REQUEST:
Copy the material that follows word for word and omit its pictures.

EXERCISE INPUTS:
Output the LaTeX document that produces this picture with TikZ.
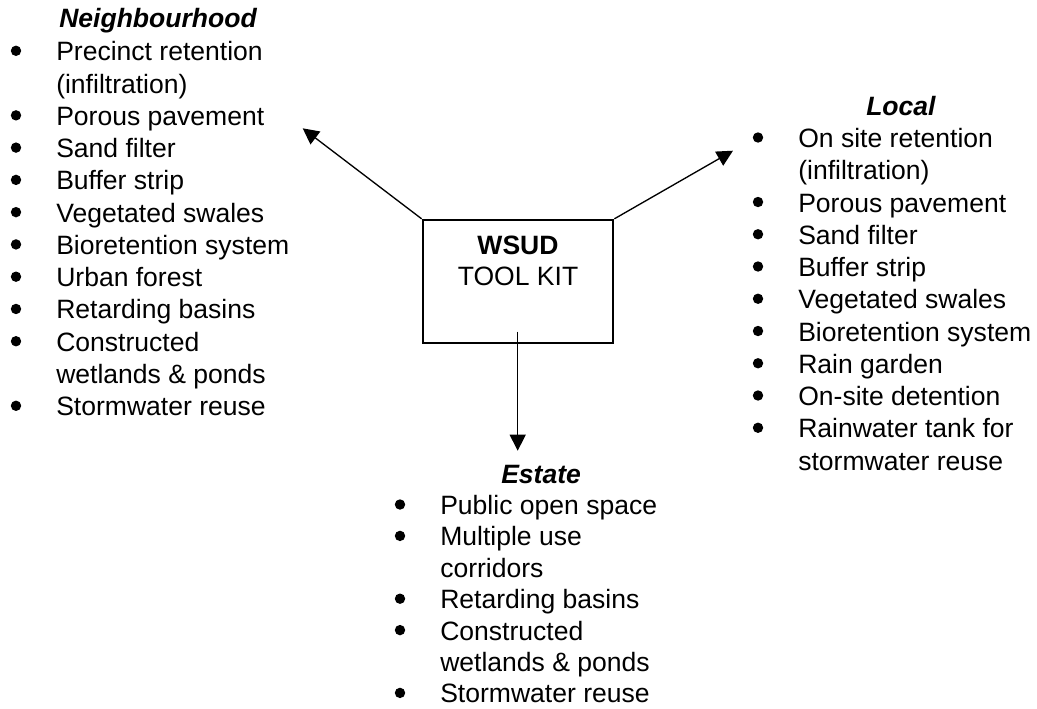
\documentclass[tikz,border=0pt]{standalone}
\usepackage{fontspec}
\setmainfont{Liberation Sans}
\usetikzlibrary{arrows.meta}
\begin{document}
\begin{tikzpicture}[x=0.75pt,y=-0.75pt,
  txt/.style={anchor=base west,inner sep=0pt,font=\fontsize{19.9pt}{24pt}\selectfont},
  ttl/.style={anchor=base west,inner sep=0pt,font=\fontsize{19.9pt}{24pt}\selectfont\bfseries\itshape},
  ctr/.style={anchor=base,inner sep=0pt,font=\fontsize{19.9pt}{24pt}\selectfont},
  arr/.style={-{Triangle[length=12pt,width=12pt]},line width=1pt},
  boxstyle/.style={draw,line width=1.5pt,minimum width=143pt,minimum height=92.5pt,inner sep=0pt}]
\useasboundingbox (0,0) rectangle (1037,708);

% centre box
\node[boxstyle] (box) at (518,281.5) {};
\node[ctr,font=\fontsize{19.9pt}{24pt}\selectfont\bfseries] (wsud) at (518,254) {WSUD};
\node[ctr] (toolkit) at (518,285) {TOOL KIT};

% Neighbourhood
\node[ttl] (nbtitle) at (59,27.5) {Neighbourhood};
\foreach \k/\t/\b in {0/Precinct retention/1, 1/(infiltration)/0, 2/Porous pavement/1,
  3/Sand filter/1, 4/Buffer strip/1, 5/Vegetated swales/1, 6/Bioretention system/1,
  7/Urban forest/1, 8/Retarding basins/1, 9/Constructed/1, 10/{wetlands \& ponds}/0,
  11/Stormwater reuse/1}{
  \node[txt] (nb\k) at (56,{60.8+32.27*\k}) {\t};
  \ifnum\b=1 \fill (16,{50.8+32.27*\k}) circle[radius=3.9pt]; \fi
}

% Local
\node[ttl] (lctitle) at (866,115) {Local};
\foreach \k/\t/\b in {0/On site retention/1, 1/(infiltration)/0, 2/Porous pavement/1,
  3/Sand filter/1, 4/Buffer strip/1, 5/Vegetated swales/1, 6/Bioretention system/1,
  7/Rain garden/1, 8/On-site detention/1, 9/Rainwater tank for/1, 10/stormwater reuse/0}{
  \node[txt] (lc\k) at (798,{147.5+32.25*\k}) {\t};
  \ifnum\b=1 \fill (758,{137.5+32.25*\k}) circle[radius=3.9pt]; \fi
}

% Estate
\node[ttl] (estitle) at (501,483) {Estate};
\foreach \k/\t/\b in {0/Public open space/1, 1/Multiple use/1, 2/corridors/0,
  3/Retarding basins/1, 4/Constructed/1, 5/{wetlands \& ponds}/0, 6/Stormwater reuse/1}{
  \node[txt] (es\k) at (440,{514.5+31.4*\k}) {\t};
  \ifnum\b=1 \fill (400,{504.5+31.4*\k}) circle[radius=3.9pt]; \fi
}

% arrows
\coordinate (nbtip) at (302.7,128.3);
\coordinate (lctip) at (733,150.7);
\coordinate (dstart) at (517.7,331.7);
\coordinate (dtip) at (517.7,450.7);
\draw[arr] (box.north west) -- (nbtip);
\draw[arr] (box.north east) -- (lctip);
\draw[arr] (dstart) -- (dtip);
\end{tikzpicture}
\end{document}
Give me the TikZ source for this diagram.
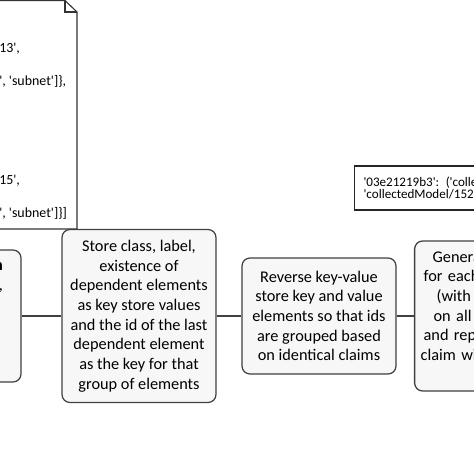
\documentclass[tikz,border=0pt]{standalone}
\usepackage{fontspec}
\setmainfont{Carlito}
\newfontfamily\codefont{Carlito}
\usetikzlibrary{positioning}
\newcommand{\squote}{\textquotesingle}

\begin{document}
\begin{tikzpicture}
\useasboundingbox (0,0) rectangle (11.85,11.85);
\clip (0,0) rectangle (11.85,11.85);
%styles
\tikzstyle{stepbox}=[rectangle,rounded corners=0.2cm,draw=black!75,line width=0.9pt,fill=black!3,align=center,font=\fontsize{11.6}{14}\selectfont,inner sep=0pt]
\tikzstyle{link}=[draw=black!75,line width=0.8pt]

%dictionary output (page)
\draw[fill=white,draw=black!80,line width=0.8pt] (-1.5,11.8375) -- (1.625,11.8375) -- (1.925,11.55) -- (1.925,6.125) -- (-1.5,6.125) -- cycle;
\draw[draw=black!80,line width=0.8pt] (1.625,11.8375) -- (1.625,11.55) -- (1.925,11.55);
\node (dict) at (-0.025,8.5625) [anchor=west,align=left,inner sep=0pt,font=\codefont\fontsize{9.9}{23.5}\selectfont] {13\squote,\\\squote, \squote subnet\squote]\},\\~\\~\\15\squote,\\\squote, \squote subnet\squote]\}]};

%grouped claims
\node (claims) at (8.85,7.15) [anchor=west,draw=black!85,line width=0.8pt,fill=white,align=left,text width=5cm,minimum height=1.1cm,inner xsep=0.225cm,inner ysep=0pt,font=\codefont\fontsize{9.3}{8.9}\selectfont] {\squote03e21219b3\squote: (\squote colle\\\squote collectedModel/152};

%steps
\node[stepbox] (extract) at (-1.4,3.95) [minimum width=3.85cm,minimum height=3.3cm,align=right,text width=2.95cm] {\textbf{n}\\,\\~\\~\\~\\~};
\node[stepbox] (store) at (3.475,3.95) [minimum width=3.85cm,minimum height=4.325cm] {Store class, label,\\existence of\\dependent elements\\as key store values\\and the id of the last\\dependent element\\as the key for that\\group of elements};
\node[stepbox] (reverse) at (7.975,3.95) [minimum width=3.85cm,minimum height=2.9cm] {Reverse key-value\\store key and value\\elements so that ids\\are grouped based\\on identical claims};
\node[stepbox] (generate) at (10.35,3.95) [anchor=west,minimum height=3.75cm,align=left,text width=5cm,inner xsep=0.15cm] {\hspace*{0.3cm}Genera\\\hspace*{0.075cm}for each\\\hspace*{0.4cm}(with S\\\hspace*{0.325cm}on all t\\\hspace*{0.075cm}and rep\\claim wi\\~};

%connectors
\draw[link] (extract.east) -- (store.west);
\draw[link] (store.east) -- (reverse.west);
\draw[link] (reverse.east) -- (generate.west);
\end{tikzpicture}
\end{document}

ANSWER FOR THE TASK:
Output the LaTeX document that produces this picture with TikZ.
\documentclass[tikz,border=0pt]{standalone}
\usepackage{fontspec}
\setmainfont{Liberation Sans}
\usetikzlibrary{arrows.meta}
\begin{document}
\begin{tikzpicture}[x=0.75pt,y=-0.75pt,
  txt/.style={anchor=base west,inner sep=0pt,font=\fontsize{19.9pt}{24pt}\selectfont},
  ttl/.style={anchor=base west,inner sep=0pt,font=\fontsize{19.9pt}{24pt}\selectfont\bfseries\itshape},
  ctr/.style={anchor=base,inner sep=0pt,font=\fontsize{19.9pt}{24pt}\selectfont},
  arr/.style={-{Triangle[length=12pt,width=12pt]},line width=1pt},
  boxstyle/.style={draw,line width=1.5pt,minimum width=143pt,minimum height=92.5pt,inner sep=0pt}]
\useasboundingbox (0,0) rectangle (1037,708);

% centre box
\node[boxstyle] (box) at (518,281.5) {};
\node[ctr,font=\fontsize{19.9pt}{24pt}\selectfont\bfseries] (wsud) at (518,254) {WSUD};
\node[ctr] (toolkit) at (518,285) {TOOL KIT};

% Neighbourhood
\node[ttl] (nbtitle) at (59,27.5) {Neighbourhood};
\foreach \k/\t/\b in {0/Precinct retention/1, 1/(infiltration)/0, 2/Porous pavement/1,
  3/Sand filter/1, 4/Buffer strip/1, 5/Vegetated swales/1, 6/Bioretention system/1,
  7/Urban forest/1, 8/Retarding basins/1, 9/Constructed/1, 10/{wetlands \& ponds}/0,
  11/Stormwater reuse/1}{
  \node[txt] (nb\k) at (56,{60.8+32.27*\k}) {\t};
  \ifnum\b=1 \fill (16,{50.8+32.27*\k}) circle[radius=3.9pt]; \fi
}

% Local
\node[ttl] (lctitle) at (866,115) {Local};
\foreach \k/\t/\b in {0/On site retention/1, 1/(infiltration)/0, 2/Porous pavement/1,
  3/Sand filter/1, 4/Buffer strip/1, 5/Vegetated swales/1, 6/Bioretention system/1,
  7/Rain garden/1, 8/On-site detention/1, 9/Rainwater tank for/1, 10/stormwater reuse/0}{
  \node[txt] (lc\k) at (798,{147.5+32.25*\k}) {\t};
  \ifnum\b=1 \fill (758,{137.5+32.25*\k}) circle[radius=3.9pt]; \fi
}

% Estate
\node[ttl] (estitle) at (501,483) {Estate};
\foreach \k/\t/\b in {0/Public open space/1, 1/Multiple use/1, 2/corridors/0,
  3/Retarding basins/1, 4/Constructed/1, 5/{wetlands \& ponds}/0, 6/Stormwater reuse/1}{
  \node[txt] (es\k) at (440,{514.5+31.4*\k}) {\t};
  \ifnum\b=1 \fill (400,{504.5+31.4*\k}) circle[radius=3.9pt]; \fi
}

% arrows
\coordinate (nbtip) at (302.7,128.3);
\coordinate (lctip) at (733,150.7);
\coordinate (dstart) at (517.7,331.7);
\coordinate (dtip) at (517.7,450.7);
\draw[arr] (box.north west) -- (nbtip);
\draw[arr] (box.north east) -- (lctip);
\draw[arr] (dstart) -- (dtip);
\end{tikzpicture}
\end{document}
Give me the TikZ source for this diagram.
\documentclass[tikz,border=0pt]{standalone}
\usepackage{fontspec}
\setmainfont{Carlito}
\newfontfamily\codefont{Carlito}
\usetikzlibrary{positioning}
\newcommand{\squote}{\textquotesingle}

\begin{document}
\begin{tikzpicture}
\useasboundingbox (0,0) rectangle (11.85,11.85);
\clip (0,0) rectangle (11.85,11.85);
%styles
\tikzstyle{stepbox}=[rectangle,rounded corners=0.2cm,draw=black!75,line width=0.9pt,fill=black!3,align=center,font=\fontsize{11.6}{14}\selectfont,inner sep=0pt]
\tikzstyle{link}=[draw=black!75,line width=0.8pt]

%dictionary output (page)
\draw[fill=white,draw=black!80,line width=0.8pt] (-1.5,11.8375) -- (1.625,11.8375) -- (1.925,11.55) -- (1.925,6.125) -- (-1.5,6.125) -- cycle;
\draw[draw=black!80,line width=0.8pt] (1.625,11.8375) -- (1.625,11.55) -- (1.925,11.55);
\node (dict) at (-0.025,8.5625) [anchor=west,align=left,inner sep=0pt,font=\codefont\fontsize{9.9}{23.5}\selectfont] {13\squote,\\\squote, \squote subnet\squote]\},\\~\\~\\15\squote,\\\squote, \squote subnet\squote]\}]};

%grouped claims
\node (claims) at (8.85,7.15) [anchor=west,draw=black!85,line width=0.8pt,fill=white,align=left,text width=5cm,minimum height=1.1cm,inner xsep=0.225cm,inner ysep=0pt,font=\codefont\fontsize{9.3}{8.9}\selectfont] {\squote03e21219b3\squote: (\squote colle\\\squote collectedModel/152};

%steps
\node[stepbox] (extract) at (-1.4,3.95) [minimum width=3.85cm,minimum height=3.3cm,align=right,text width=2.95cm] {\textbf{n}\\,\\~\\~\\~\\~};
\node[stepbox] (store) at (3.475,3.95) [minimum width=3.85cm,minimum height=4.325cm] {Store class, label,\\existence of\\dependent elements\\as key store values\\and the id of the last\\dependent element\\as the key for that\\group of elements};
\node[stepbox] (reverse) at (7.975,3.95) [minimum width=3.85cm,minimum height=2.9cm] {Reverse key-value\\store key and value\\elements so that ids\\are grouped based\\on identical claims};
\node[stepbox] (generate) at (10.35,3.95) [anchor=west,minimum height=3.75cm,align=left,text width=5cm,inner xsep=0.15cm] {\hspace*{0.3cm}Genera\\\hspace*{0.075cm}for each\\\hspace*{0.4cm}(with S\\\hspace*{0.325cm}on all t\\\hspace*{0.075cm}and rep\\claim wi\\~};

%connectors
\draw[link] (extract.east) -- (store.west);
\draw[link] (store.east) -- (reverse.west);
\draw[link] (reverse.east) -- (generate.west);
\end{tikzpicture}
\end{document}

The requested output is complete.